Control begins internally before it manifests externally.

Accepting Imperfect Framing

This is one of the most difficult professional lessons.
In unstable environments, perfection may not be achievable safely.
Professionals accept wider framing rather than forcing narrow clearance.
They reposition rather than squeeze.
They re-sequence the shot rather than escalate risk.
Precision is not about perfection.
It is about an optimal outcome within a safe margin.

Reading Recovery Windows

In gusting air, instability fluctuates.
Professionals learn to recognize recovery windows — brief moments of reduced turbulence.
They commit movement during stable intervals.
They hold a position during unstable spikes.
This creates smoother execution without fighting airflow.
Precision becomes rhythm recognition.
Environmental pressure becomes predictable in cycles.

The Discipline of Abort

Sometimes, environmental pressure overwhelms the precision capacity.
Professionals recognize degradation early:
Increased correction frequency.
Delayed aircraft response.
Compounded minor drift.
Rising mental load.

When precision begins requiring constant effort, the margin is shrinking.
They abort before instability escalates.
Abort is not failure.
Abort is containment.

The Professional Difference

A skilled pilot demonstrates control.
A professional demonstrates control under pressure.
A skilled pilot can maneuver tightly in calm air.
A professional adjusts precision to match environmental volatility.
The difference is subtle.
But consistency lives in subtlety.

Environmental Precision and Systems Thinking

Balancing precision under pressure is not only stick control.
It integrates:
Wind interpretation (Article #8)
Escape corridor planning (Article #7)
Battery margin awareness (Article #13)
Redundancy planning (Article #11)
Precision is supported by systems.
When systems are aligned, precision stabilizes naturally.
When systems are weak, environmental pressure exposes them immediately.

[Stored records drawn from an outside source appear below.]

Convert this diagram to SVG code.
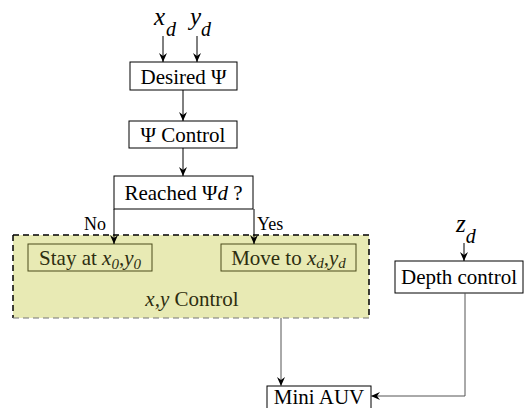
<svg xmlns="http://www.w3.org/2000/svg" width="525" height="408" viewBox="0 0 525 408">
<defs>
<marker id="ah" markerWidth="10" markerHeight="10" refX="9" refY="5" orient="auto" markerUnits="userSpaceOnUse">
<path d="M0,1 L9,5 L0,9 L3,5 Z" fill="#000"/>
</marker>
</defs>
<style>
text{font-family:"Liberation Serif","Times New Roman",serif;font-size:21px;fill:#000}
.box{fill:#fff;stroke:#000;stroke-width:1}
.ibox{fill:none;stroke:#4a4a1a;stroke-width:1}
.itext{fill:#2e2e10}
.i{font-style:italic}
.big{font-size:25px}
.sub{font-size:20px}
.s{font-size:15px}
.lab{font-size:18px}
.c{stroke:#000;stroke-width:1;fill:none;marker-end:url(#ah)}
.g{stroke:#555}
</style>
<g id="region">
<rect x="13" y="235" width="356" height="83" fill="#e8eab4" stroke="none"/>
<path d="M13,235 H369 V318 M13,235 V318" fill="none" stroke="#000" stroke-width="1.5" stroke-dasharray="6,4"/>
<path d="M13,318 H369" fill="none" stroke="#777" stroke-width="1" stroke-dasharray="6,4"/>
<text x="192" y="306" text-anchor="middle" class="itext"><tspan class="i">x,y</tspan> Control</text>
</g>
<g id="xd"><text x="154" y="25" class="i big">x<tspan class="sub" dx="1" dy="11">d</tspan></text></g>
<g id="yd"><text x="190" y="25" class="i big">y<tspan class="sub" dx="0" dy="11">d</tspan></text></g>
<g id="zd"><text x="456" y="232" class="i big">z<tspan class="sub" dx="0" dy="11">d</tspan></text></g>
<g id="desired"><rect class="box" x="130" y="62" width="107" height="28"/><text x="183.5" y="84" text-anchor="middle">Desired Ψ</text></g>
<g id="psicontrol"><rect class="box" x="129" y="121" width="108" height="27"/><text x="183" y="142" text-anchor="middle">Ψ Control</text></g>
<g id="reached"><rect class="box" x="114" y="176" width="139" height="33"/><text x="183.5" y="200" text-anchor="middle">Reached  Ψ<tspan class="i">d</tspan>  ?</text></g>
<g id="stay"><rect class="ibox" x="28" y="244" width="124" height="27"/><text x="90" y="265" text-anchor="middle" class="itext">Stay at <tspan class="i">x<tspan class="s" dy="4">0</tspan><tspan dy="-4">,y</tspan><tspan class="s" dy="4">0</tspan></tspan></text></g>
<g id="move"><rect class="ibox" x="221" y="244" width="135" height="27"/><text x="288.5" y="265" text-anchor="middle" class="itext">Move to <tspan class="i">x<tspan class="s" dy="3">d</tspan><tspan dy="-3">,y</tspan><tspan class="s" dy="3">d</tspan></tspan></text></g>
<g id="depth"><rect class="box" x="395" y="261" width="128" height="32"/><text x="459" y="284" text-anchor="middle">Depth control</text></g>
<g id="auv"><rect class="box" x="267" y="386" width="104" height="30"/><text x="319" y="404" text-anchor="middle">Mini AUV</text></g>
<g id="labels"><text x="84" y="230" class="lab">No</text><text x="257" y="230" class="lab">Yes</text></g>
<g id="connectors">
<line class="c" x1="163" y1="36" x2="163" y2="62"/>
<line class="c" x1="197" y1="36" x2="197" y2="62"/>
<line class="c" x1="183" y1="90" x2="183" y2="121"/>
<line class="c" x1="183" y1="148" x2="183" y2="176"/>
<line class="c" x1="114" y1="209" x2="114" y2="244"/>
<line class="c" x1="254" y1="209" x2="254" y2="244"/>
<line class="c" x1="464" y1="243" x2="464" y2="261"/>
<line class="c g" x1="281" y1="318" x2="281" y2="386"/>
<path class="c g" d="M465,293 V396 H371"/>
</g>
</svg>
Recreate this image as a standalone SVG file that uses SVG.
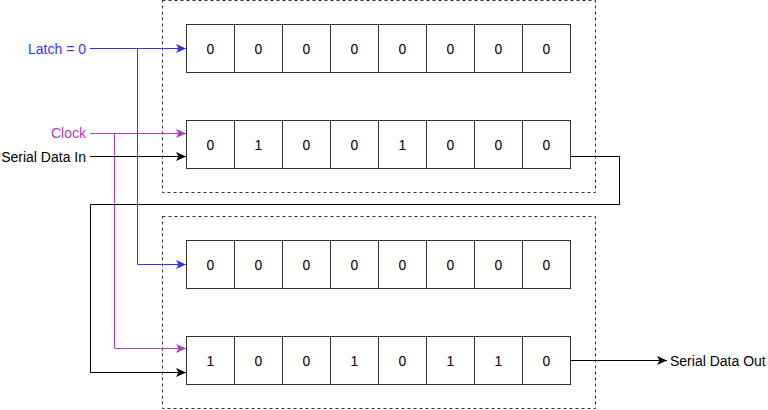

The Quiet Control Advantage

Professionals often appear less dramatic in complex environments.
They move more slowly.
They hesitate more.
They reposition instead of forcing tight transitions.
But their flights look stable.
Because restraint scales better than aggression.
Environmental pressure rewards reduction, not escalation.

Closing Transition Toward Systems Tier

Balancing precision in unstable air reveals something deeper.
Environmental reading predicts instability.
Precision discipline contains it.
But both rely on infrastructure.
Battery margin must support restraint.
Redundancy must protect signal stability.
Maintenance must ensure responsiveness under stress.
Environmental pressure exposes system weakness quickly.
And that is where professional maturity advances next — into understanding how equipment
choice, redundancy planning, and system durability sustain precision when conditions become
unforgiving.

GLOSSARY

Margin Compression
Reduction of recovery space due to environmental instability.
Axis Discipline
Limiting simultaneous control inputs to preserve stability.
Recovery Window
A brief period of environmental stability is used to execute movement safely.

PROFESSIONAL Q&A

Q: Why does precision often degrade in gusting wind?
A: Because correction frequency increases, the shrinking margin and increasing cognitive load.
Q: Is a slower flight always safer in unstable air?
A: Slower movement helps, but deliberate timing and axis control matter more than raw speed.
Q: When should a professional abort a precision maneuver?
A: When control inputs begin compounding instead of stabilizing.